In the space of a few decades, Van Dyne and Crotty were able to grow their initial $500 investment into a $2–3 million business. Van Dyne-Crotty is also credited as being the first company east of the Mississippi River to rent an entrance mat, also known as a "walk off mat." Lloyd Van Dyne died on April 28, 1962, and Fergus Crotty followed just months later. The company was passed on to Fergus' three sons: Robert, Frank and L. William Crotty.

==Second Generation==
Robert Crotty left the family business, and in the early 1970s, L. William (Bill) Crotty and his brother Frank divided the company (then generating $8–10 million in revenue per year) into Van Dyne Crotty Company in Columbus, Ohio (led by Frank) and Van Dyne Crotty Inc. (led by L. William). Over the next two decades, both brothers grew their companies geographically. L. William Crotty expanded to Cincinnati and Lima, OH, with an additional glove renovation drop-off location in Toledo, and Frank added an office in Akron, OH.

Through the 1970s and 1980s, Van Dyne Crotty Inc. continued to grow geographically, and to diversify into new markets, including glove renovation for heavy industry and textile leasing. Building on the foundation of his father and Lloyd Van Dyne, Bill continued to run the company in a way that rewarded employees for performance.

In the late 1970s, Bill’s three sons joined the family business, with Dan Crotty leading the Toledo office, Kevin Crotty in Lima and Robert at the corporate office in Dayton, OH. Bill grew the privately held Van Dyne Crotty Inc. from $4 million per year in revenues to $25–30 million.

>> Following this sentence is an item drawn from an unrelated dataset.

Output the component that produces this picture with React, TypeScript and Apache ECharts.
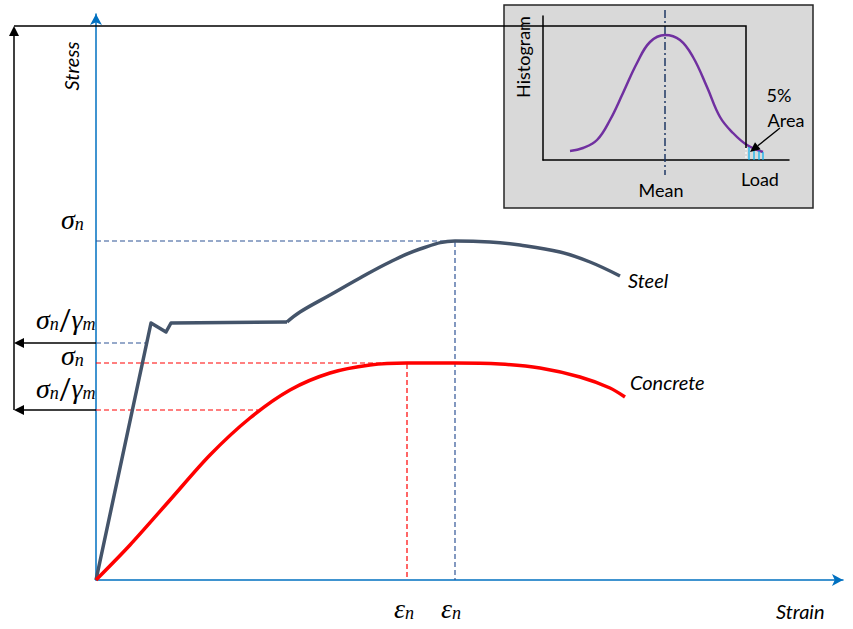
import React, { useEffect, useRef } from "react";
import * as echarts from "echarts";

// Main stress–strain diagram (schematic units)
const steelStrain = [0, 55, 70, 75, 191, 204, 234, 264, 294, 324, 359, 394, 424, 464, 494, 524];
const steelStress = [0, 257, 248, 257, 258, 268, 285, 302, 318, 331, 339, 338, 335, 328, 318, 304];
const concreteStrain = [0, 34, 74, 114, 154, 194, 234, 274, 311, 359, 404, 444, 484, 514, 529];
const concreteStress = [0, 35, 80, 125, 162, 190, 207, 215, 217, 217, 216, 212, 203, 192, 183];
const steelHardeningStart = 4; // index where strain hardening (smooth part) begins

// Characteristic levels [nominal stress, nominal strain, design stress, strain where design stress meets curve]
const steelLevels = [339, 359, 237, 52];
const concreteLevels = [217, 311, 170, 162];

// Inset histogram of load
const loadValues = [27, 40, 54, 67, 80, 94, 107, 122, 137, 150, 164, 177, 190, 204, 220];
const histValues = [9, 12, 20, 40, 67, 97, 118, 125, 120, 103, 73, 43, 27, 15, 8];
const meanLoad = 122;
const characteristicLoad = [203, 134, 12]; // load, top of guide, curve height
const tailHatchLoads = [206, 211, 216, 220];
const tailHatchHeights = [13, 11, 9, 8];

const toPairs = (xs: number[], ys: number[]) => xs.map((x, i) => [x, ys[i]]);

export default function App() {
  const ref = useRef<HTMLDivElement>(null);
  useEffect(() => {
    document.body.style.margin = "0";
    const chart = echarts.init(ref.current!, null, { renderer: "svg" });
    const blue = "#0070C0";
    const steelColor = "#44546A";
    const steelDash = "#2F5496";
    const red = "#FF0000";
    const sans = "Lato";
    const serif = "Liberation Serif";

    const hideAxis = {
      axisTick: { show: false },
      axisLabel: { show: false },
      splitLine: { show: false },
    };

    const [sN, eN, sD, eD] = steelLevels;
    const [cN, ceN, cD, ceD] = concreteLevels;
    const steelPairs = toPairs(steelStrain, steelStress);

    chart.setOption({
      animation: false,
      backgroundColor: "#ffffff",
      grid: [
        { left: 96, right: 10, top: 14, bottom: 49 },
        { left: 543, right: 64, top: 16, bottom: 469 },
      ],
      xAxis: [
        {
          type: "value", gridIndex: 0, min: 0, max: 747, ...hideAxis,
          axisLine: { show: true, lineStyle: { color: blue, width: 1.5 }, symbol: ["none", "arrow"], symbolSize: [9, 11] },
        },
        {
          type: "value", gridIndex: 1, min: 0, max: 246, z: 3, ...hideAxis,
          axisLine: { show: true, lineStyle: { color: "#000", width: 1.5 } },
        },
      ],
      yAxis: [
        {
          type: "value", gridIndex: 0, min: 0, max: 566, ...hideAxis,
          axisLine: { show: true, lineStyle: { color: blue, width: 1.5 }, symbol: ["none", "arrow"], symbolSize: [9, 11] },
        },
        {
          type: "value", gridIndex: 1, min: 0, max: 144, z: 3, ...hideAxis,
          axisLine: { show: true, lineStyle: { color: "#000", width: 1.5 } },
        },
      ],
      series: [
        {
          type: "line", xAxisIndex: 0, yAxisIndex: 0, symbol: "none", z: 3,
          data: [[0, sN], [eN, sN], [eN, 0]],
          lineStyle: { color: steelDash, width: 1.2, type: [5, 3] },
        },
        {
          type: "line", xAxisIndex: 0, yAxisIndex: 0, symbol: "none", z: 3,
          data: [[0, sD], [eD, sD]],
          lineStyle: { color: steelDash, width: 1.2, type: [5, 3] },
        },
        {
          type: "line", xAxisIndex: 0, yAxisIndex: 0, symbol: "none", z: 3,
          data: [[0, cN], [ceN, cN], [ceN, 0]],
          lineStyle: { color: red, width: 1.2, type: [5, 3] },
        },
        {
          type: "line", xAxisIndex: 0, yAxisIndex: 0, symbol: "none", z: 3,
          data: [[0, cD], [ceD, cD]],
          lineStyle: { color: red, width: 1.2, type: [5, 3] },
        },
        {
          name: "Steel", type: "line", xAxisIndex: 0, yAxisIndex: 0, symbol: "none", z: 4,
          data: steelPairs.slice(0, steelHardeningStart + 1),
          lineStyle: { color: steelColor, width: 3.5, join: "round" },
        },
        {
          name: "Steel", type: "line", xAxisIndex: 0, yAxisIndex: 0, symbol: "none", z: 4,
          smooth: 0.4,
          data: steelPairs.slice(steelHardeningStart),
          lineStyle: { color: steelColor, width: 3.5, join: "round" },
        },
        {
          name: "Concrete", type: "line", xAxisIndex: 0, yAxisIndex: 0, symbol: "none", z: 4,
          smooth: 0.3,
          data: toPairs(concreteStrain, concreteStress),
          lineStyle: { color: red, width: 3.5 },
        },
        {
          type: "line", xAxisIndex: 1, yAxisIndex: 1, symbol: "none", z: 4, clip: false,
          data: [[meanLoad, 150], [meanLoad, -15]],
          lineStyle: { color: "#1F3864", width: 1.5, type: [8, 3, 2, 3] },
        },
        {
          name: "Histogram", type: "line", xAxisIndex: 1, yAxisIndex: 1, symbol: "none", z: 5,
          smooth: 0.4,
          data: toPairs(loadValues, histValues),
          lineStyle: { color: "#7030A0", width: 2.5 },
        },
      ],
    });

    const p0 = (x: number, y: number) => chart.convertToPixel({ gridIndex: 0 }, [x, y]) as number[];
    const p1 = (x: number, y: number) => chart.convertToPixel({ gridIndex: 1 }, [x, y]) as number[];

    const els: any[] = [];
    const line = (x1: number, y1: number, x2: number, y2: number, stroke = "#000", lineWidth = 1.5, extra: any = {}) =>
      els.push({ type: "line", z: 10, shape: { x1, y1, x2, y2 }, style: { stroke, lineWidth, ...extra } });
    const arrow = (x1: number, y1: number, x2: number, y2: number, len = 10, half = 5, lw = 1.5) => {
      const dx = x2 - x1, dy = y2 - y1;
      const d = Math.hypot(dx, dy);
      const ux = dx / d, uy = dy / d;
      const bx = x2 - ux * len, by = y2 - uy * len;
      line(x1, y1, bx, by, "#000", lw);
      els.push({
        type: "polygon", z: 10,
        shape: { points: [[x2, y2], [bx - uy * half, by + ux * half], [bx + uy * half, by - ux * half]] },
        style: { fill: "#000" },
      });
    };

    // inset background box
    els.push({
      type: "rect", z: -10,
      shape: { x: 504, y: 5, width: 309, height: 203 },
      style: { fill: "#D9D9D9", stroke: "#262626", lineWidth: 1.5 },
    });

    const col = 14;
    const [ldX, ldTopY] = p1(characteristicLoad[0], characteristicLoad[1]);
    const [, ldCurveY] = p1(characteristicLoad[0], characteristicLoad[2]);
    const [, ldBaseY] = p1(characteristicLoad[0], 0);
    const axisX = p0(0, 0)[0];
    const steelDY = p0(0, sD)[1];
    const concDY = p0(0, cD)[1];

    arrow(col, concDY, col, ldTopY, 10, 5);
    els.push({
      type: "polyline", z: 10,
      shape: { points: [[col, ldTopY], [ldX, ldTopY], [ldX, ldCurveY]] },
      style: { stroke: "#000", lineWidth: 1.5, fill: null },
    });
    line(ldX, ldCurveY, ldX, ldBaseY, "#ffffff", 1.2, { lineDash: [2, 2] });
    arrow(axisX, steelDY, col, steelDY, 10, 5);
    arrow(axisX, concDY, col, concDY, 10, 5);

    // tail hatching
    tailHatchLoads.forEach((l, i) => {
      const [hx, hy] = p1(l, tailHatchHeights[i]);
      line(hx, hy, hx, ldBaseY, "#00B0F0", 1.2);
    });
    // 5% area arrow
    const [ax1, ay1] = p1(237, 32);
    const [ax2, ay2] = p1(207, 8);
    arrow(ax1, ay1, ax2, ay2, 10, 4.5, 1.3);

    const txt = (text: string, x: number, y: number, opts: any = {}) =>
      els.push({
        type: "text", z: 12, x, y, rotation: opts.rotation || 0,
        style: {
          text, fill: "#000", fontFamily: sans, fontSize: opts.size || 20,
          fontStyle: opts.italic ? "italic" : "normal",
          align: opts.align || "left", verticalAlign: opts.va || "middle",
          rich: opts.rich,
        },
      });

    txt("Stress", 71, 66, { italic: true, rotation: Math.PI / 2, align: "center" });
    txt("Strain", 776, 611, { italic: true });
    txt("Steel", 628, 280, { italic: true });
    txt("Concrete", 630, 382, { italic: true });
    txt("Histogram", 523, 57, { rotation: Math.PI / 2, align: "center", size: 18 });
    txt("Mean", 661, 190, { align: "center", size: 18 });
    txt("Load", 760, 179, { align: "center", size: 18 });
    txt("5%", 779, 95, { align: "center", size: 18 });
    txt("Area", 786, 120, { align: "center", size: 18 });

    const rich = {
      g: { fontFamily: serif, fontStyle: "italic", fontSize: 28, lineHeight: 28, fill: "#000" },
      s: { fontFamily: serif, fontStyle: "italic", fontSize: 18, lineHeight: 10, verticalAlign: "bottom", fill: "#000" },
      sl: { fontFamily: sans, fontSize: 28, lineHeight: 28, fill: "#000" },
    };
    const sigma = "{g|σ}{s|n}";
    const ratio = "{g|σ}{s|n}{sl|/}{g|γ}{s|m}";
    txt(sigma, 61, p0(0, sN)[1] - 36, { rich, va: "top" });
    txt(ratio, 36, steelDY - 38, { rich, va: "top" });
    txt(sigma, 61, p0(0, cN)[1] - 22, { rich, va: "top" });
    txt(ratio, 36, concDY - 36, { rich, va: "top" });
    const eps = "{g|ε}{s|n}";
    txt(eps, p0(ceN, 0)[0] - 3, 594, { rich, va: "top", align: "center" });
    txt(eps, p0(eN, 0)[0] - 4, 594, { rich, va: "top", align: "center" });

    chart.setOption({ graphic: els });
    return () => chart.dispose();
  }, []);
  return <div ref={ref} style={{ width: 853, height: 629 }} />;
}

In 1991, leadership of the company passed to his sons. Daniel (Dan) Crotty became President and eventually CEO, Kevin Crotty was Executive VP, and Robert (Bob) Crotty became VP of Sales and Marketing. During this time the company expanded its operations into Florida, purchasing Warren Uniform in Pompano Beach.

==Third Generation==
Under the leadership of Dan, Kevin and Bob, the company became laser-focused in the highly competitive uniform rental industry. The marketing tagline was changed from "The Very Fabric of American Industry" to "First in Lasting Impressions" and finally into "Uniforms That Work®".

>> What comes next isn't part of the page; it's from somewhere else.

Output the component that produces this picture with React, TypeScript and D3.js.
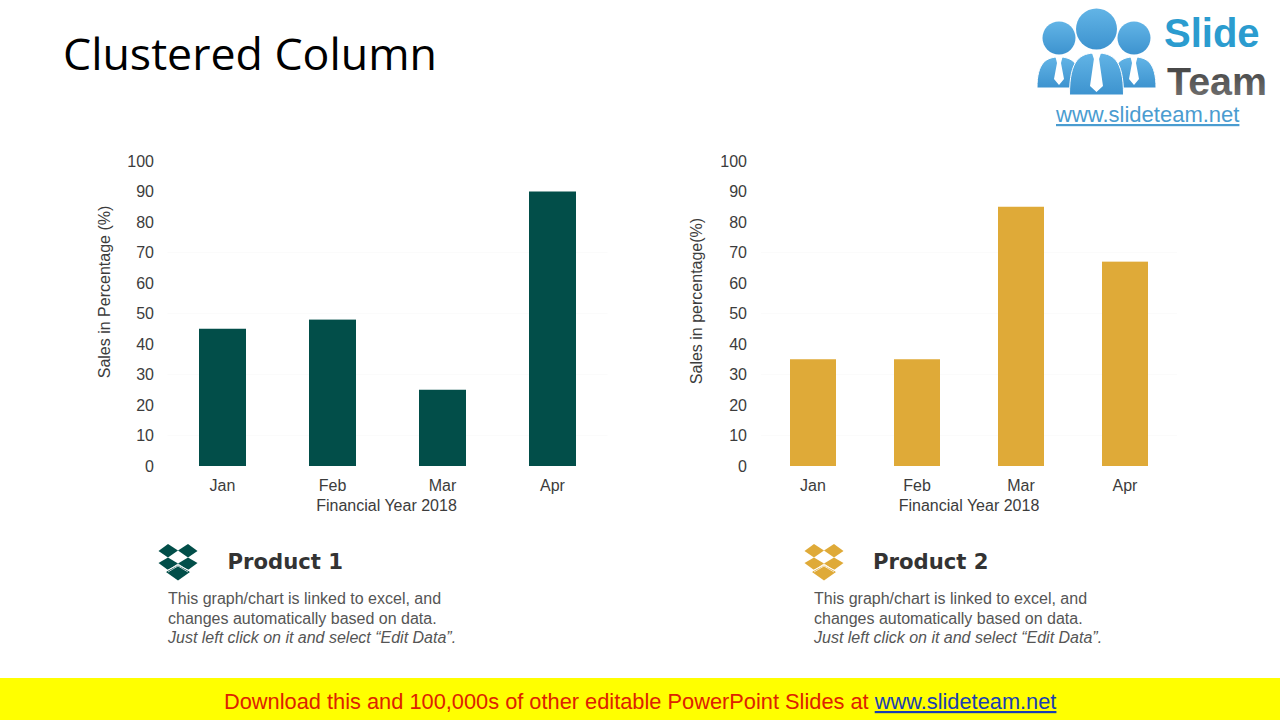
import React from "react";
import * as d3 from "d3";

const months = ["Jan", "Feb", "Mar", "Apr"];
const product1Values = [45, 48, 25, 90];
const product2Values = [35, 35, 85, 67];
const yTicks = [0, 10, 20, 30, 40, 50, 60, 70, 80, 90, 100];
const gridValues = [10, 30, 50, 70];
const FONT = "'Liberation Sans', Arial, sans-serif";

function Chart({ values, x0, x1, barWidth, color, yLabel, yLabelX, yLabelY, tickX, xTitleX }: any) {
  const y = d3.scaleLinear().domain([0, 100]).range([466, 161]);
  const x = d3.scaleBand().domain(months).range([x0, x1]);
  return (
    <g fontFamily={FONT} fill="#3c3c3c">
      {gridValues.map((v) => (
        <line key={v} x1={x0} x2={x1} y1={y(v)} y2={y(v)} stroke="#fbfbfb" strokeWidth={1} />
      ))}
      {values.map((v: number, i: number) => {
        const cx = x(months[i])! + x.bandwidth() / 2;
        return <rect key={months[i]} x={cx - barWidth / 2} width={barWidth} y={y(v)} height={y(0) - y(v)} fill={color} />;
      })}
      {yTicks.map((t) => (
        <text key={t} x={tickX} y={y(t) + 5.5} textAnchor="end" fontSize={16}>{t}</text>
      ))}
      {months.map((m) => (
        <text key={m} x={x(m)! + x.bandwidth() / 2} y={490.5} textAnchor="middle" fontSize={16}>{m}</text>
      ))}
      <text x={xTitleX} y={511} textAnchor="middle" fontSize={16}>Financial Year 2018</text>
      <text transform={`translate(${yLabelX},${yLabelY}) rotate(-90)`} textAnchor="middle" fontSize={16}>{yLabel}</text>
    </g>
  );
}

function BoxIcon({ x, y, color }: any) {
  return (
    <g transform={`translate(${x},${y})`} fill={color}>
      <polygon points="0.5,7 10,0 20,6.5 10,13.5" />
      <polygon points="20,6.5 30,0 39.5,7 30,13.5" />
      <polygon points="0.5,19 10,13.5 20,19.5 10,26" />
      <polygon points="20,19.5 30,13.5 39.5,19 30,26" />
      <polygon points="8,28 20,20.5 32,28 20,36.5" />
      <polyline points="8,27 20,21 32,27" fill="none" stroke="#fff" strokeWidth={1} />
      <path d="M20,22 L10,28 M20,22 L30,28" fill="none" stroke="#fff" strokeWidth={0.7} />
    </g>
  );
}

function Note({ x, iconX, titleX, title, color }: any) {
  return (
    <g fontFamily={FONT}>
      <BoxIcon x={iconX} y={544} color={color} />
      <text x={titleX} y={569} fontFamily="'DejaVu Sans', sans-serif" fontWeight="bold" fontSize={21.2} fill="#333">{title}</text>
      <g fontSize={16} fill="#555">
        <text x={x} y={604}>This graph/chart is linked to excel, and</text>
        <text x={x} y={624}>changes automatically based on data.</text>
        <text x={x} y={643} fontStyle="italic">Just left click on it and select “Edit Data”.</text>
      </g>
    </g>
  );
}

function Person({ cx, headY, r, bodyTop, bodyBottom, halfW, tie }: any) {
  return (
    <g>
      <circle cx={cx} cy={headY} r={r} fill="url(#logoBlue)" />
      <path d={`M${cx - halfW},${bodyBottom} C${cx - halfW},${bodyTop + 6} ${cx - halfW * 0.6},${bodyTop} ${cx},${bodyTop} C${cx + halfW * 0.6},${bodyTop} ${cx + halfW},${bodyTop + 6} ${cx + halfW},${bodyBottom} Z`} fill="url(#logoBlue)" stroke="#fff" strokeWidth={1} />
      <path d={`M${cx - tie * 0.7},${bodyTop} L${cx + tie * 0.7},${bodyTop} L${cx + tie * 0.4},${bodyTop + 6} L${cx + tie},${bodyBottom - 9} L${cx},${bodyBottom - 3} L${cx - tie},${bodyBottom - 9} L${cx - tie * 0.4},${bodyTop + 6} Z`} fill="#fff" />
    </g>
  );
}

function Logo() {
  return (
    <g>
      <defs>
        <linearGradient id="logoBlue" x1="0" y1="0" x2="0" y2="1">
          <stop offset="0" stopColor="#62b4e6" />
          <stop offset="1" stopColor="#3d93cf" />
        </linearGradient>
        <linearGradient id="logoGrey" x1="0" y1="0" x2="0" y2="1">
          <stop offset="0" stopColor="#3a3a3a" />
          <stop offset="1" stopColor="#777" />
        </linearGradient>
      </defs>
      <Person cx={1059} headY={38} r={16.5} bodyTop={57} bodyBottom={88} halfW={22} tie={5} />
      <Person cx={1134} headY={38} r={16.5} bodyTop={57} bodyBottom={88} halfW={22} tie={5} />
      <Person cx={1096.5} headY={29} r={20.5} bodyTop={53} bodyBottom={95} halfW={27} tie={6.5} />
      <g fontFamily={FONT} fontWeight="bold" fontSize={40}>
        <text x={1164} y={47} fill="#2b9ccf">Slide</text>
        <text x={1167} y={95} fontSize={39.4} fill="url(#logoGrey)">Team</text>
      </g>
      <text x={1056} y={122} fontFamily={FONT} fontSize={22} fill="#4a9cd0" textDecoration="underline">www.slideteam.net</text>
    </g>
  );
}

export default function App() {
  return (
    <svg width={1280} height={720} style={{ position: "fixed", left: 0, top: 0, background: "#fff" }}>
      <rect width={1280} height={720} fill="#fff" />
      <text x={63} y={70} fontFamily="'Open Sans', sans-serif" fontSize={44.7} fill="#000">Clustered Column</text>
      <Logo />
      <Chart values={product1Values} x0={167.5} x1={607.5} barWidth={47} color="#024e49" yLabel="Sales in Percentage (%)" yLabelX={110} yLabelY={292} tickX={154} xTitleX={386.5} />
      <Chart values={product2Values} x0={761} x1={1177} barWidth={46} color="#dfaa38" yLabel="Sales in percentage(%)" yLabelX={702} yLabelY={301} tickX={747} xTitleX={969} />
      <Note x={168} iconX={158} titleX={227.5} title="Product 1" color="#024e49" />
      <Note x={814} iconX={804} titleX={873} title="Product 2" color="#dfaa38" />
      <rect x={0} y={678} width={1280} height={42} fill="#ffff00" />
      <text x={224} y={709} fontFamily={FONT} fontSize={21.8} fill="#dd2200">
        Download this and 100,000s of other editable PowerPoint Slides at{" "}
        <tspan fill="#1a3fb0" textDecoration="underline">www.slideteam.net</tspan>
      </text>
    </svg>
  );
}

Van Dyne Crotty’s uniform business grew during the 1990s and the company grew to encompass 7 distinct brands within the apparel industry, as well as two subsidiary companies:
- Uniforms That Work® - Van Dyne Crotty’s primary uniform rental brand
- Floor Mat Systems – industrial floor mat rental
- Health and Hygiene Services – commercial restroom supplies
- VDC Direct – direct marketing of a full line of apparel via catalog sales
- Corporate Apparel Programs – dedicated sales and service to high-volume chain and national accounts
- GOCasual.com – online sales of business casual apparel
- Industrial Services – furnishing and cleaning reusable textiles for the printing industry
- First Aid Select – first aid and safety products
- Ritz Safety – industrial safety supply distributor, purchased in 1999 from the Merkl family

In 1998, Chairman Bill Crotty established the L. William Crotty Center for Entrepreneurial Leadership at The University of Dayton School of Business Administration. Ranked as one of the top programs in the country for students who want to learn how to start their own business, this Center continues to operate and help prepare young entrepreneurs today.

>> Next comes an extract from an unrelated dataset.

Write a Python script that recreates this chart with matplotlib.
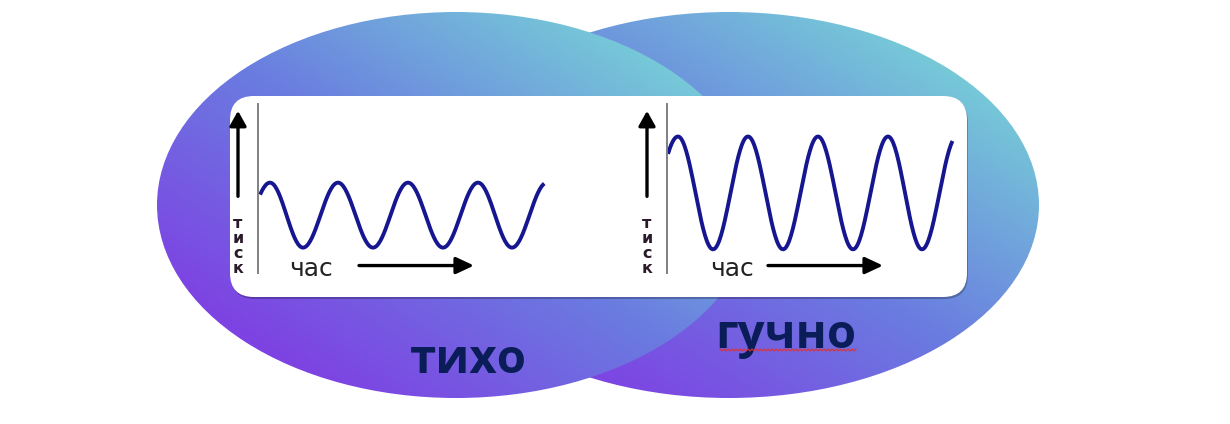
import numpy as np
import matplotlib.pyplot as plt
from matplotlib.patches import Ellipse, FancyBboxPatch
from matplotlib.colors import LinearSegmentedColormap

plt.rcParams['font.family'] = ['Open Sans', 'DejaVu Sans']

# wave extrema: time (x) and pressure (y)
quiet_t = [-2.3, 1.2, 4.5, 8.0, 11.5, 15.0, 18.5, 22.0, 25.4, 28.9]
quiet_p = [1.6, 5.4, 1.6, 5.4, 1.6, 5.4, 1.6, 5.4, 1.6, 5.4]
loud_t = [-2.8, 1.1, 4.6, 8.1, 11.6, 15.1, 18.6, 22.1, 25.5, 29.0]
loud_p = [1.5, 8.1, 1.5, 8.1, 1.5, 8.1, 1.5, 8.1, 1.5, 8.1]
wave_start = [0.2, 0.1]
wave_end = [28.7, 28.6]
time_label_t = [5.3, 6.5]
axis_label_y = 'т\nи\nс\nк'
axis_label_x = 'час'
titles = ['тихо', 'гучно']

W, H = 1230, 424
fig = plt.figure(figsize=(W / 100, H / 100), dpi=100, facecolor='white')
bg = fig.add_axes([0, 0, 1, 1])
bg.set_xlim(0, W)
bg.set_ylim(H, 0)
bg.axis('off')

cmap = LinearSegmentedColormap.from_list(
    'grad', [(0.0, '#8636E8'), (0.15, '#7E42E3'), (0.5, '#6A7CE0'),
             (0.85, '#76C8D8'), (1.0, '#7DD3D6')])


def gradient_ellipse(cx, cy, a, b, z):
    u = np.linspace(0, 1, 400)
    v = np.linspace(1, 0, 300)
    uu, vv = np.meshgrid(u, v)
    img = cmap((uu + vv) / 2)
    e = Ellipse((cx, cy), 2 * a, 2 * b, facecolor='none', edgecolor='none')
    bg.add_patch(e)
    im = bg.imshow(img, extent=(cx - a, cx + a, cy + b, cy - b),
                   origin='upper', zorder=z, interpolation='bilinear', aspect='auto')
    im.set_clip_path(e)


gradient_ellipse(729, 205, 310, 193, 1)
gradient_ellipse(456, 205, 299, 193, 2)
bg.set_xlim(0, W)
bg.set_ylim(H, 0)

# white card with a faint shadow
shadow = FancyBboxPatch((231, 98), 737, 201, boxstyle='round,pad=0,rounding_size=24',
                        facecolor='black', alpha=0.25, edgecolor='none', zorder=3)
card = FancyBboxPatch((230, 96), 737, 201, boxstyle='round,pad=0,rounding_size=24',
                      facecolor='white', edgecolor='none', zorder=4)
bg.add_patch(shadow)
bg.add_patch(card)


def smooth(ts, ps, n=40):
    xs, ys = [], []
    for i in range(len(ts) - 1):
        s = np.linspace(0, 1, n)
        xs.append(ts[i] + (ts[i + 1] - ts[i]) * s)
        ys.append(ps[i] + (ps[i + 1] - ps[i]) * (1 - np.cos(np.pi * s)) / 2)
    return np.concatenate(xs), np.concatenate(ys)


panels = [(228, quiet_t, quiet_p), (637, loud_t, loud_p)]
for k, (px, ts, ps) in enumerate(panels):
    ax = fig.add_axes([px / W, (H - 297) / H, 332 / W, 201 / H])
    ax.set_xlim(-3.0, 30.2)
    ax.set_ylim(-1.29, 10.47)
    ax.axis('off')
    ax.patch.set_alpha(0)
    ax.set_zorder(5)

    x, y = smooth(ts, ps)
    m = (x >= wave_start[k]) & (x <= wave_end[k])
    ax.plot(x[m], y[m], color='#161690', lw=2.8, solid_capstyle='butt')

    ax.plot([0, 0], [0.1, 10.0], color='#808080', lw=1.4)
    ax.annotate('', xy=(-2.0, 9.6), xytext=(-2.0, 4.6),
                arrowprops=dict(arrowstyle='-|>,head_length=0.5,head_width=0.28',
                                lw=2.4, color='black',
                                mutation_scale=18, shrinkA=0, shrinkB=0))
    ax.annotate('', xy=(21.6, 0.55), xytext=(10.1, 0.55),
                arrowprops=dict(arrowstyle='-|>,head_length=0.6,head_width=0.28',
                                lw=2.4, color='black',
                                mutation_scale=18, shrinkA=0, shrinkB=0))
    ax.text(-2.0, 1.7, axis_label_y, ha='center', va='center', fontsize=11.5,
            linespacing=1.0, color='#2a1a2a', family='DejaVu Sans',
            fontweight='bold')
    ax.text(time_label_t[k], 0.35, axis_label_x, ha='center', va='center',
            fontsize=18, color='#222222', family='DejaVu Sans')

# captions below the card
bg.text(468, 373, titles[0], ha='center', va='baseline', fontsize=34,
        fontweight='bold', color='#0A1D58', zorder=6)
bg.text(786, 348, titles[1], ha='center', va='baseline', fontsize=34,
        fontweight='bold', color='#0A1D58', zorder=6)

# spell-check squiggle under the second caption
zx = np.arange(720, 857, 2)
zy = 350 + np.where(np.arange(len(zx)) % 2 == 0, -1.0, 1.0)
bg.plot(zx, zy, color='#E03030', lw=0.8, zorder=6)

fig.savefig('out.png', dpi=100, facecolor='white')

By 2000, the third generation of Crotty’s had grown Van Dyne Crotty to some 20 locations. Under the leadership of Dan, Kevin and Bob, Van Dyne Crotty became known as a leader in innovation and technology in the apparel rental industry. Their 12 processing locations (many of which were built from the ground up) served as examples of quality, lasting engineering. The company eventually grew to around 1,300 employees and was organized into three key product families: Apparel Solutions, Facility Solutions and First Aid & Safety Services. Under the leadership of the third generation Crotty’s, the company grew from $30 million in annual sales to $130 million. During the 2000s, a new generation of the Crotty family was being raised in the family business, as Colin Crotty (son of Kevin) joined as a General Manager.

Van Dyne Crotty was sold on February 10, 2006 to publicly traded Cintas Corporation. The sale included 20 uniform rental operations and 5 Select First Aid operations. The Ritz Safety division was retained by Daniel and Robert Crotty, and has continued to expand through organic growth, geographic expansion and strategic acquisitions.